Тем не менее в сердце Стефании еще сохранилась капля жалости к своему бывшему другу. Стефания, очевидно, имела сильное влияние на Кручинского, а тот, в свою очередь, на кого-то из должностных лиц, решавших судьбу Юрковича, — его вскоре выпустили и под стражей отвезли в саноцкую тюрьму.

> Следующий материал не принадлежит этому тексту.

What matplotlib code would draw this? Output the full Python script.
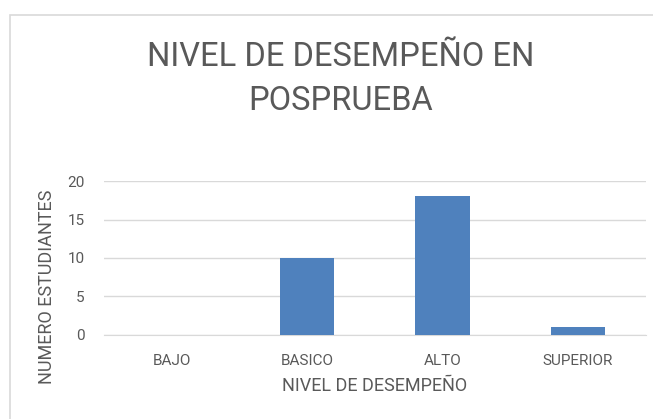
import matplotlib.pyplot as plt
from matplotlib.patches import Rectangle

niveles = ["BAJO", "BASICO", "ALTO", "SUPERIOR"]
estudiantes = [0, 10, 18, 1]

plt.rcParams['font.family'] = ['Roboto', 'DejaVu Sans']
gris = '#595959'

fig = plt.figure(figsize=(6.53, 4.19), dpi=100)
ax = fig.add_axes([0.159, 0.2005, 0.83, 0.3675])

# marco del grafico
fig.patches.append(Rectangle((10/653, -0.05), 1.1, 1 - 15/419 + 0.05, transform=fig.transFigure,
                             fill=False, edgecolor='#d9d9d9', linewidth=1.2))

ax.bar(niveles, estudiantes, width=0.4, color='#4f81bd', zorder=3)
ax.set_ylim(0, 20)
ax.set_xlim(-0.5, 3.5)
ax.set_yticks([0, 5, 10, 15, 20])
ax.grid(axis='y', color='#d9d9d9', linewidth=1, zorder=0)
for s in ['top', 'right', 'left']:
    ax.spines[s].set_visible(False)
ax.spines['bottom'].set_color('#d9d9d9')
ax.tick_params(length=0, colors=gris, labelsize=11)
ax.tick_params(axis='x', pad=14)
ax.tick_params(axis='y', pad=14)

ax.set_xlabel("NIVEL DE DESEMPEÑO", color=gris, fontsize=13, labelpad=6)
ax.set_ylabel("NUMERO ESTUDIANTES", color=gris, fontsize=13)
ax.yaxis.set_label_coords(-0.088, 0.31)
fig.text(0.522, 0.865, "NIVEL DE DESEMPEÑO EN", ha='center', va='center', color=gris,
         fontsize=23.5)
fig.text(0.522, 0.76, "POSPRUEBA", ha='center', va='center', color=gris,
         fontsize=23.5)

fig.savefig("out.png", dpi=100)
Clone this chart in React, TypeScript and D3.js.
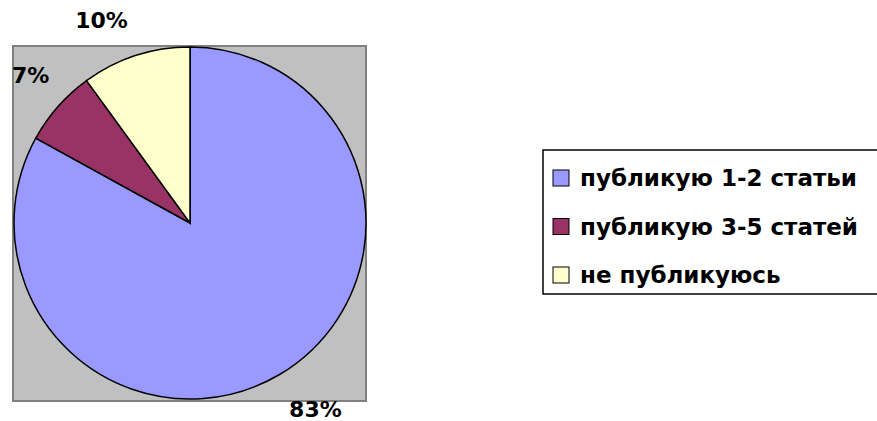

Застенок в Саноке с почти каждодневными допросами у Скалки, который добивался признания, куда же девался жандарм, получивший приказ арестовать его, Юрковича, еще осенью 1914 года, был, пожалуй, не самым тяжелым испытанием в жизни Петра. Талергоф, страшный лагерь смерти под Грацем в Австрии, куда его загнал своей властью Скалка, — вот что представлялось ему бездной человеческих страданий. Нетопленные, обнесенные колючей проволокой бараки, физическое и моральное издевательство — все это кончилось для Петра тифозным бараком, откуда была одна-единственная дорога — в братскую могилу.

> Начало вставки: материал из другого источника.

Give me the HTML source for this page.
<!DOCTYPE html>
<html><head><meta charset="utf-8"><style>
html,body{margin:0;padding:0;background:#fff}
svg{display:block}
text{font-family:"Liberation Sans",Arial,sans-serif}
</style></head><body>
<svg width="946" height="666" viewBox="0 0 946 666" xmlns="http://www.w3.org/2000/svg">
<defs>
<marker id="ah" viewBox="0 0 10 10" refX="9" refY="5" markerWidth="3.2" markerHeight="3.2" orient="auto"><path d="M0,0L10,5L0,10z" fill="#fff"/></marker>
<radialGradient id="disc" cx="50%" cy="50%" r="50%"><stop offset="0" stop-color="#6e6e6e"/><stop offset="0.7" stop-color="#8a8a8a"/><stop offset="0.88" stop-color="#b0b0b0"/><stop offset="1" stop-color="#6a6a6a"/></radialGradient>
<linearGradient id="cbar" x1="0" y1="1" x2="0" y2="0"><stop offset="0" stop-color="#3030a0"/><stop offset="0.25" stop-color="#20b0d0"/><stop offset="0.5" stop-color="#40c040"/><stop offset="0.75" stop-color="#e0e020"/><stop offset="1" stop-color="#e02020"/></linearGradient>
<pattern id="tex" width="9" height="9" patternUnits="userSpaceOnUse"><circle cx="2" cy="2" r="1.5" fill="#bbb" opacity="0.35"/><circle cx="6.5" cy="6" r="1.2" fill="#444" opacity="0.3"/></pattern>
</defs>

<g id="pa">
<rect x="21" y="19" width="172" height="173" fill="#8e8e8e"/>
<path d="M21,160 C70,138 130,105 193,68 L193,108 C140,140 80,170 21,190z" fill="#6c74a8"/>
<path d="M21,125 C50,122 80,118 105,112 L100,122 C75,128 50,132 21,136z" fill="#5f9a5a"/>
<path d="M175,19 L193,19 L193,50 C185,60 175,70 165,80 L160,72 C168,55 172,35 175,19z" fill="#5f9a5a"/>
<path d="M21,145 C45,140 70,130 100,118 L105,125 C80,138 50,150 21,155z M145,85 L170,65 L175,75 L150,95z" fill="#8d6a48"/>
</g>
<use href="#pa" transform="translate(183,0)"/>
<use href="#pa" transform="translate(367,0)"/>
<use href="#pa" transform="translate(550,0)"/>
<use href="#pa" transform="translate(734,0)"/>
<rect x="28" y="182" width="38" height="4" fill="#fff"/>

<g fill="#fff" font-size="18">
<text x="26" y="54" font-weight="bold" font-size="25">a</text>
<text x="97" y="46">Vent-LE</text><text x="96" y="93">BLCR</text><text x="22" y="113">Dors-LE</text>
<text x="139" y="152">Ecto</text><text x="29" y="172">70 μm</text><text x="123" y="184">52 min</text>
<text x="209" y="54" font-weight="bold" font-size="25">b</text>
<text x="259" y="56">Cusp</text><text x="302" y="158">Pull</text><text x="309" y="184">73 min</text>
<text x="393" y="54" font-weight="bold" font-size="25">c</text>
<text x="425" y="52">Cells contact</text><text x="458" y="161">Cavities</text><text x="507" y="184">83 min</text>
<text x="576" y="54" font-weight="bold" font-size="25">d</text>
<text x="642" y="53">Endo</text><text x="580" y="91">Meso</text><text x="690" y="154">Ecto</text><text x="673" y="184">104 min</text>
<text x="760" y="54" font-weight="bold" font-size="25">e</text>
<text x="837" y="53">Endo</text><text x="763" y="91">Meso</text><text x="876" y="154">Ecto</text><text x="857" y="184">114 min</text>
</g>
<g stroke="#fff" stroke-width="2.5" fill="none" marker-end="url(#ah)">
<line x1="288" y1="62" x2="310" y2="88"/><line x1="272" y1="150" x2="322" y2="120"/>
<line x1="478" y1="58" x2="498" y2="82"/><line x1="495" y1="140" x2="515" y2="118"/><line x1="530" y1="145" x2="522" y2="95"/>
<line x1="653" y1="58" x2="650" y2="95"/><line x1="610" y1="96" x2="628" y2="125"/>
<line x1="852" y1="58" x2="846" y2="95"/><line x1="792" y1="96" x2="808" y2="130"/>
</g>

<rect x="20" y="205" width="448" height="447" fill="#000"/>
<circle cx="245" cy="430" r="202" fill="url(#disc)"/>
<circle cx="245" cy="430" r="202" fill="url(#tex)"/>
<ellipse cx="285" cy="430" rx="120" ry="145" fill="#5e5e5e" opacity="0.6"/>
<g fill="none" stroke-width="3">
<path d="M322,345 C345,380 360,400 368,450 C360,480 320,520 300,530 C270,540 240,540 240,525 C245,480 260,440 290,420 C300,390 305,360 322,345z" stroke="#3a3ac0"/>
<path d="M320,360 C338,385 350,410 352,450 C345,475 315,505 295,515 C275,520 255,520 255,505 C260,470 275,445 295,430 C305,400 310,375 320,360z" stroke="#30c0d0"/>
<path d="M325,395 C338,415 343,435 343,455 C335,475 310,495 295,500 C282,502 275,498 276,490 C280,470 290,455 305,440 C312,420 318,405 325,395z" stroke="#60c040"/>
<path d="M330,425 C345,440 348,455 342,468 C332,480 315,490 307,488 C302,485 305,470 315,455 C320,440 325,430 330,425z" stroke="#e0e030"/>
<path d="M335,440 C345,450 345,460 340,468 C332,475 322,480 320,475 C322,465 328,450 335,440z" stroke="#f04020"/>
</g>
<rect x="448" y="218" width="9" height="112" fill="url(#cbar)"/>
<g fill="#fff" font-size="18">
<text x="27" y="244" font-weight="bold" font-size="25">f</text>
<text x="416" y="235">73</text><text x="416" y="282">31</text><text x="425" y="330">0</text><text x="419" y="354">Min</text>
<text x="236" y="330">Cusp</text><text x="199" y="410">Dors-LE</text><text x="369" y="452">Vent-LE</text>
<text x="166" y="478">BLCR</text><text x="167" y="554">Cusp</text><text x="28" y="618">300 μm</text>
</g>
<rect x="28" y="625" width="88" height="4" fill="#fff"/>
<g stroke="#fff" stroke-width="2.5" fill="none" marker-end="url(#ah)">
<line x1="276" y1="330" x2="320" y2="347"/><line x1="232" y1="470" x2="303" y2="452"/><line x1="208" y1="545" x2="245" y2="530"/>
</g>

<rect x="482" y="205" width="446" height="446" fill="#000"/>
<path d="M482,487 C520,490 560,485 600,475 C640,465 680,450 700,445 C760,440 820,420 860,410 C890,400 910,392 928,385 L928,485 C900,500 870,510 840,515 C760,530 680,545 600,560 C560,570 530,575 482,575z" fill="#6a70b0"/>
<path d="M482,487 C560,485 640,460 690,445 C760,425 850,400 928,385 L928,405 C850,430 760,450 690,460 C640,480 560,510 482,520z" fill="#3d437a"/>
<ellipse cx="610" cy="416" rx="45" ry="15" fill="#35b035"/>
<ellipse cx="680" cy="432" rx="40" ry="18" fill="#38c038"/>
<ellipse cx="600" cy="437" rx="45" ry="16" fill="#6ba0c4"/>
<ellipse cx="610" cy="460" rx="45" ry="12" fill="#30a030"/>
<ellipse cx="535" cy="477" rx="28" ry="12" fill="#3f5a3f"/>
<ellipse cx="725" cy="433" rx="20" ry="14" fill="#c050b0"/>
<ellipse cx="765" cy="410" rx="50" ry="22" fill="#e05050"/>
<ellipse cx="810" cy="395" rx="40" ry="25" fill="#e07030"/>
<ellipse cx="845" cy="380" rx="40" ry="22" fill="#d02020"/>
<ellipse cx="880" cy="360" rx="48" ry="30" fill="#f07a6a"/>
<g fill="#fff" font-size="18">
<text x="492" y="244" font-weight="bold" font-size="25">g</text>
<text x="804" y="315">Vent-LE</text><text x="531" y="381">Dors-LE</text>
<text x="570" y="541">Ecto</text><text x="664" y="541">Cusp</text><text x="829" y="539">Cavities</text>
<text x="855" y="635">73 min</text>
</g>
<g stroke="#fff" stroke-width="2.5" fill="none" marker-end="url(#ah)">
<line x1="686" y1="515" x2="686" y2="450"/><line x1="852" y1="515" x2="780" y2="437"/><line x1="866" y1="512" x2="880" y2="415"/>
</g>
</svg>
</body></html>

Разве можно забыть этот мрачный, сколоченный из досок барак? Петро видит себя, исхудалого, обросшего, среди безнадежно больных людей, что мечутся в горячке, бьются в предсмертной агонии… Боже мой, как страшно хотелось жить в ту минуту, когда он впервые очнулся после долгих дней бессознательного состояния. Огонек жизни, он это ощущал всем своим существом, гаснул в нем, подобно тому как гаснет лампа, в которую забыли налить керосин. Даже пальцами шевельнуть недоставало сил. Но чей-то удивительно ласковый голос, наперекор всем злосчастьям, шептал у него над головой:
— Вы, Петрунь, будете шить. Да, да, кризис миновал. Глотните, прошу вас, каплю молока…
Он приоткрыл веки и увидел девичью склоненную над ним пышноволосую голову с черными, глубокими озерцами глаз.

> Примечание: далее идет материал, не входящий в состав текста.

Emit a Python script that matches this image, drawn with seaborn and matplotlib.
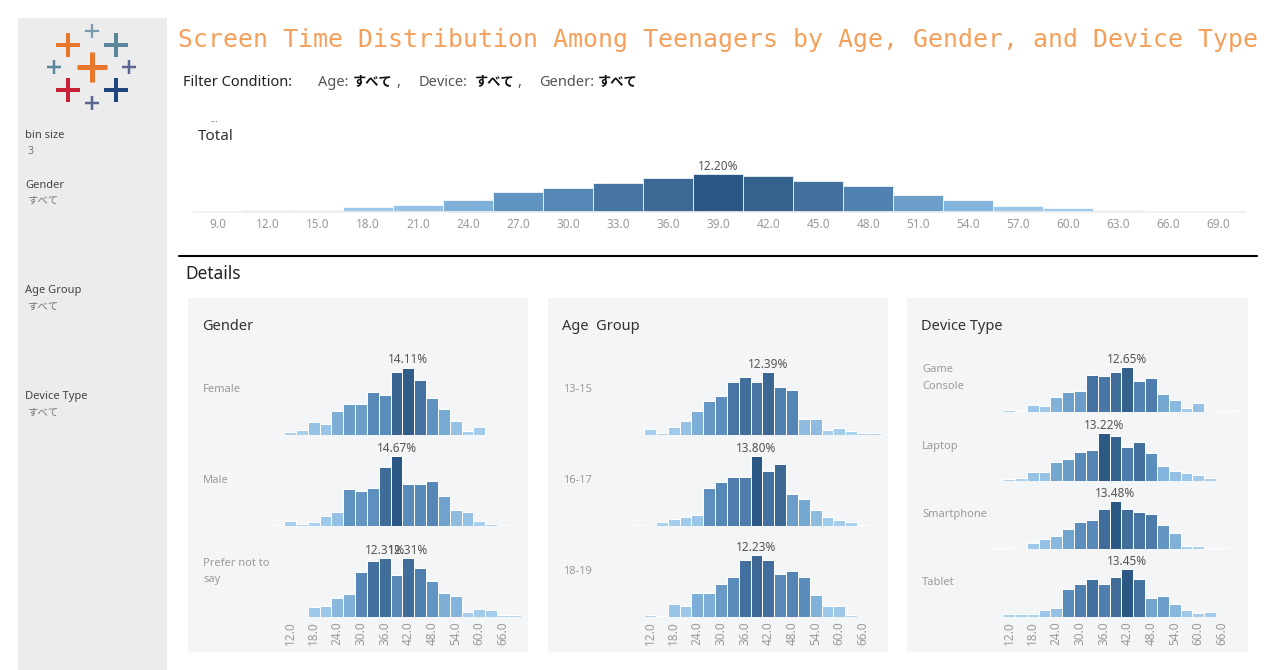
"""Screen time dashboard: total histogram + detail histograms by gender / age / device."""

import numpy as np
import matplotlib
matplotlib.use("Agg")
import matplotlib.pyplot as plt
from matplotlib.colors import LinearSegmentedColormap
from matplotlib.patches import Rectangle
import seaborn as sns

# ── Data (share of teenagers per 3-hour bin, %) ──────────────────────────────

BINS = [9, 12, 15, 18, 21, 24, 27, 30, 33, 36, 39, 42, 45, 48, 51, 54, 57, 60, 63, 66, 69]

TOTAL = [0, 0.55, 0.55, 1.7, 2.35, 3.97, 6.3, 7.8, 9.4, 10.8, 12.2, 11.4, 10.0, 8.2, 5.4, 3.7, 1.8, 1.4, 0.55, 0.2, 0]

GENDER_LABELS = ["Female", "Male", "Prefer not to\nsay"]
FEMALE = [0, 0.56, 0.98, 2.7, 2.4, 5.1, 6.6, 6.6, 9.0, 8.4, 13.3, 14.11, 11.5, 7.8, 5.5, 2.9, 0.9, 1.7, 0, 0, 0]
MALE = [0.15, 1.1, 0.5, 0.85, 2.0, 2.9, 7.8, 7.3, 8.0, 12.4, 14.67, 8.7, 8.7, 9.4, 6.2, 3.4, 2.9, 1.1, 0.5, 0.2, 0]
PREFER_NOT = [0, 0, 0, 2.1, 2.3, 3.9, 4.8, 9.4, 11.8, 12.31, 8.8, 12.31, 10.2, 7.5, 5.1, 4.4, 1.1, 1.6, 1.4, 0.35, 0.35]

AGE_LABELS = ["13-15", "16-17", "18-19"]
AGE_13_15 = [0, 1.1, 0.3, 1.6, 2.7, 4.7, 6.7, 7.7, 10.5, 11.4, 10.5, 12.39, 9.4, 8.9, 3.2, 3.2, 1.0, 1.4, 0.8, 0.3, 0.3]
AGE_16_17 = [0.25, 0, 0.8, 1.3, 1.7, 2.2, 7.5, 8.6, 9.7, 9.7, 13.80, 10.9, 12.2, 6.3, 5.3, 3.2, 1.7, 1.2, 0.8, 0.25, 0]
AGE_18_19 = [0, 0.45, 0.25, 2.5, 2.1, 4.7, 4.7, 6.5, 7.9, 11.3, 12.23, 11.3, 8.4, 9.0, 7.9, 4.3, 2.1, 2.1, 0.35, 0, 0]

DEVICE_LABELS = ["Game\nConsole", "Laptop", "Smartphone", "Tablet"]
GAME_CONSOLE = [0, 0.65, 0.3, 2.1, 1.8, 4.2, 5.8, 6.1, 10.6, 10.2, 11.4, 12.65, 8.9, 9.5, 5.2, 3.5, 1.3, 2.6, 0, 0.4, 0.4]
LAPTOP = [0, 0.35, 0.65, 2.5, 2.5, 5.3, 6.1, 8.1, 8.7, 13.22, 12.5, 9.5, 10.9, 7.6, 4.1, 2.7, 2.0, 1.6, 0.65, 0, 0]
SMARTPHONE = [0.2, 0.2, 0, 1.7, 2.6, 3.6, 5.5, 7.6, 8.1, 11.3, 13.48, 11.3, 10.3, 9.7, 6.7, 4.4, 0.9, 0.65, 0.2, 0.2, 0]
TABLET = [0, 0.75, 0.75, 0.75, 2.0, 2.6, 7.9, 9.3, 10.8, 9.3, 11.3, 13.45, 10.6, 5.4, 6.0, 3.7, 1.9, 1.1, 1.4, 0, 0]

DETAIL_TICKS = [12, 18, 24, 30, 36, 42, 48, 54, 60, 66]

# ── Style ─────────────────────────────────────────────────────────────────────

W, H = 1280, 670
CMAP = LinearSegmentedColormap.from_list("tab_blue", [
    (0.00, "#b3d6f0"), (0.14, "#9dc8ea"), (0.33, "#7eb0d8"), (0.52, "#5f93c0"),
    (0.64, "#5586b6"), (0.77, "#4674a3"), (0.89, "#3d6894"), (1.00, "#2a5783"),
])
GREY_TXT = "#9a9a9a"
DARK_TXT = "#333333"

sns.set_theme(style="white")
plt.rcParams["font.family"] = ["Noto Sans", "Noto Sans CJK JP", "DejaVu Sans"]


def px_axes(fig, left, top, right, bottom, **kw):
    return fig.add_axes([left / W, 1 - bottom / H, (right - left) / W, (bottom - top) / H], **kw)


def hist(ax, values, vmax, ylim_top, edge=0.7):
    sns.barplot(x=BINS, y=values, native_scale=True, width=1.0, color="#4a7fb0",
                edgecolor="white", linewidth=edge, ax=ax)
    for patch in ax.patches:
        h = patch.get_height()
        if h <= 0:
            patch.set_visible(False)
        else:
            patch.set_facecolor(CMAP(h / vmax))
    ax.set_xlim(7.5, 70.5)
    ax.set_ylim(0, ylim_top)
    ax.set_facecolor("none")
    ax.set_yticks([])
    ax.set_xlabel("")
    ax.set_ylabel("")
    sns.despine(ax=ax, left=True, top=True, right=True, bottom=True)
    # label tallest bar(s)
    peak = max(values)
    for b, v in zip(BINS, values):
        if v == peak:
            ax.text(b, v + ylim_top * 0.015, f"{v:.2f}%", ha="center", va="bottom",
                    fontsize=8.5, color="#555555")


fig = plt.figure(figsize=(W / 100, H / 100), dpi=100)
fig.patch.set_facecolor("white")

# ── Decoration layer (pixel coordinates) ─────────────────────────────────────
deco = fig.add_axes([0, 0, 1, 1], zorder=0)
deco.set_xlim(0, W)
deco.set_ylim(H, 0)
deco.axis("off")

deco.add_patch(Rectangle((18, 18), 149, 652, color="#ececec", lw=0))
for x0, w in [(188, 340), (548, 340), (907, 341)]:
    deco.add_patch(Rectangle((x0, 298), w, 354, color="#f4f5f7", lw=0))
deco.plot([179, 1257], [256, 256], color="black", lw=1.5)

# Tableau-style logo
crosses = [
    (92, 31, 7, 2.2, "#7a99ac"), (68, 45, 12, 4, "#e8762b"), (116, 45, 12, 4, "#5b879b"),
    (54, 67, 7, 2.5, "#5b879b"), (92, 67, 15, 5, "#e8762b"), (129, 67, 7, 2.5, "#5c6692"),
    (68, 90, 12, 4, "#c72037"), (116, 90, 12, 4, "#1f447e"), (92, 103, 7, 2.5, "#5c6692"),
]
for cx, cy, arm, lw, col in crosses:
    deco.plot([cx - arm, cx + arm], [cy, cy], color=col, lw=lw * 0.72, solid_capstyle="butt")
    deco.plot([cx, cx], [cy - arm, cy + arm], color=col, lw=lw * 0.72, solid_capstyle="butt")

# sidebar filters
for y, head, val in [(135, "bin size", "3"), (185, "Gender", "すべて"),
                     (291, "Age Group", "すべて"), (397, "Device Type", "すべて")]:
    deco.text(25, y, head, fontsize=8, color="#444444", fontweight="semibold", va="center")
    deco.text(27, y + 16, val, fontsize=7.5, color="#777777", va="center")

# title and filter line
deco.text(178, 40, "Screen Time Distribution Among Teenagers by Age, Gender, and Device Type",
          family="DejaVu Sans Mono", fontsize=17.9, color="#f5a05a", va="center")
deco.text(183, 82, "Filter Condition:", fontsize=10.5, fontweight="bold", color="#222222", va="center")
for x, s, kind in [(318, "Age:", "key"), (353, "すべて", "val"), (396, ",", "key"),
                   (419, "Device:", "key"), (475, "すべて", "val"), (517, ",", "key"),
                   (539, "Gender:", "key"), (598, "すべて", "val")]:
    if kind == "val":
        deco.text(x, 82, s, fontsize=9.5, color="#111111", va="center", fontweight="bold")
    else:
        deco.text(x, 82, s, fontsize=10.5, color="#555555", va="center")

deco.text(210, 120, "...", fontsize=7, fontweight="bold", color="#333333", va="center")
deco.text(198, 137, "Total", fontsize=11, color=DARK_TXT, va="center")
deco.text(185, 274, "Details", fontsize=12.5, color="#222222", va="center")
for x, t in [(202, "Gender"), (562, "Age  Group"), (921, "Device Type")]:
    deco.text(x, 326, t, fontsize=10.5, color=DARK_TXT, va="center")

# ── Total histogram ──────────────────────────────────────────────────────────
ax_total = px_axes(fig, 193, 150, 1245, 212, zorder=2)
hist(ax_total, TOTAL, max(TOTAL), max(TOTAL) * 62 / 38, edge=0.5)
ax_total.set_xlim(7.5, 70.6)
ax_total.spines["bottom"].set_visible(True)
ax_total.spines["bottom"].set_color("#eeeeee")
ax_total.set_xticks(BINS)
ax_total.set_xticklabels([f"{b:.1f}" for b in BINS])
ax_total.tick_params(axis="x", length=0, pad=4.5, labelsize=8.5, labelcolor=GREY_TXT)

# ── Detail panels ────────────────────────────────────────────────────────────
panels = [
    (272.3, GENDER_LABELS, [FEMALE, MALE, PREFER_NOT], 70),
    (632.3, AGE_LABELS, [AGE_13_15, AGE_16_17, AGE_18_19], 70),
    (991.3, DEVICE_LABELS, [GAME_CONSOLE, LAPTOP, SMARTPHONE, TABLET], 48),
]
top_px, bottom_px = 344, 617
for left, labels, series, bar_px in panels:
    n = len(series)
    row_h = (bottom_px - top_px) / n
    pmax = max(max(s) for s in series)
    for i, (lab, vals) in enumerate(zip(labels, series)):
        t = top_px + i * row_h
        ax = px_axes(fig, left, t, left + 248.4, t + row_h, zorder=2)
        hist(ax, vals, pmax, pmax * row_h / bar_px)
        if i == n - 1:
            ax.set_xticks(DETAIL_TICKS)
            ax.set_xticklabels([f"{b:.1f}" for b in DETAIL_TICKS], rotation=90)
            ax.tick_params(axis="x", length=0, pad=3, labelsize=8.5, labelcolor=GREY_TXT)
        else:
            ax.set_xticks([])
        deco.text(left - 69, t + row_h / 2, lab, fontsize=8, color=GREY_TXT,
                  va="center", ha="left", linespacing=1.7)

fig.savefig("out.png", dpi=100)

— Еще глоточек, Петрунь, — умоляла девушка. — Еще один…
На второй день он ощутил, что поправляется, даже силы нашлись коснуться своей рукой ее руки. Наверно, Петро улыбнулся, потому что и девушка ответила ему улыбкой.
— Я вас, — проговорил он чуть слышным голосом, — я вас, панна Текля, лишь теперь узнаю. Все это время, стоило мне на минутку прийти в сознание, я принимал вас за… ангела, слетевшего сюда, чтоб унести мою душу из этого ада.
Она поправила мокрую прядку на его лбу, погладила ладонью по щеке, как в детстве, бывало, делала мама.
Настал день, когда врач (такой же узник, как он) разрешил Петру покинуть барак. Текля Лисовская — высокая, до крайности истощенная девушка, с прекрасными большими глазами на бледном лице — вывела под руку Петра во двор, где его ожидали товарищи.
— Друзья, — обратился он к ним, — будьте свидетелями нашего брака. Панна Текля подарила мне жизнь, я дарю ей за это свое сердце. Навеки, навсегда!